其中,对于I帧一般进行的是帧内预测,该预测方式仅仅应用当前视频帧内部的重建值进行预测,若前面的视频帧丢失,并不会对当前视频帧产生影响。P帧一般会进行帧间预测和帧内预测,帧间预测就是利用当前编码的视频帧之前已经编码重建完成的视频帧进行预测。可见,如果当前编码的视频帧之前的参考帧若质量不高,则该视频帧根据参考帧进行帧间预测所得到的预测结果的质量也不会好。关于预测方式等与编码相关的内容将在下文中进行介绍。
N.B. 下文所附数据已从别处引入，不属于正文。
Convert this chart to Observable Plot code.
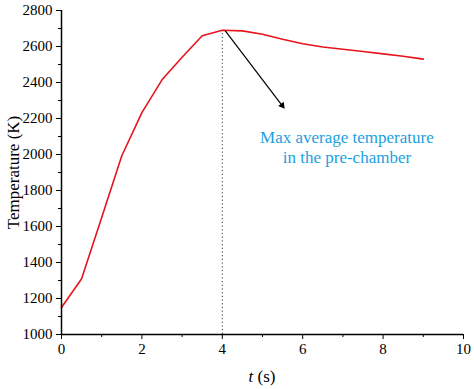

2)终端设备,也称用户设备。其中,用户设备是指向用户提供语音和/或数据连通性的设备,例如可以包括具有无线连接功能的手持式设备、或连接到无线调制解调器的处理设备。该用户设备可以经无线接入网(Radio Access Network,RAN)与核心网进行通信,与RAN交换语音和/或数据。该用户设备可以包括(User Equipment,UE)、无线终端设备、移动终端设备、订户单元(Subscriber Unit)、订户站(Subscriber Station),移动站(Mobile Station)、移动台(Mobile)、远程站(Remote Station)、接入点(Access Point,AP)、远程终端设备(Remote Terminal)、接入终端设备(Access Terminal)、用户终端设备(User Terminal)、用户代理(User Agent)、或用户装备(User Device)等。例如,可以包括移动电话(或称为“蜂窝”电话),具有移动终端设备的计算机,便携式、袖珍式、手持式、计算机内置的或者车载的移动装置。例如,个人通信业务(Personal Communication Service,PCS)电话、无 绳电话、会话发起协议(SIP)话机、无线本地环路(Wireless Local Loop,WLL)站、个人数字助理(Personal Digital Assistant,PDA)等设备。
3)本发明实施例中的“多个”是指两个或两个以上。“和/或”,描述关联对象的关联关系,表示可以存在三种关系,例如,A和/或B,可以表示:单独存在A,同时存在A和B,单独存在B这三种情况。另外,字符“/”,如无特殊说明,一般表示前后关联对象是一种“或”的关系。
因为本发明实施例涉及到视频编码的过程,因此,为了更好地理解本发明实施例所提供的技术方案,下面先简单介绍视频编码的过程。
请参见图1,为视频编码过程的示意图。视频编码过程包括预测、变换、量化、及熵编码等几个过程。其中变换过程主要是为了去除空间信号的相关性,变换方式例如为离散余弦变换(Discrete Cosine Transform,DCT)。量化过程是用更小的集合表示更大的集合的过程,量化方法如标量(Scalar)量化等。对于变换、量化等过程,均可参考现有技术,本发明实施例不多赘述。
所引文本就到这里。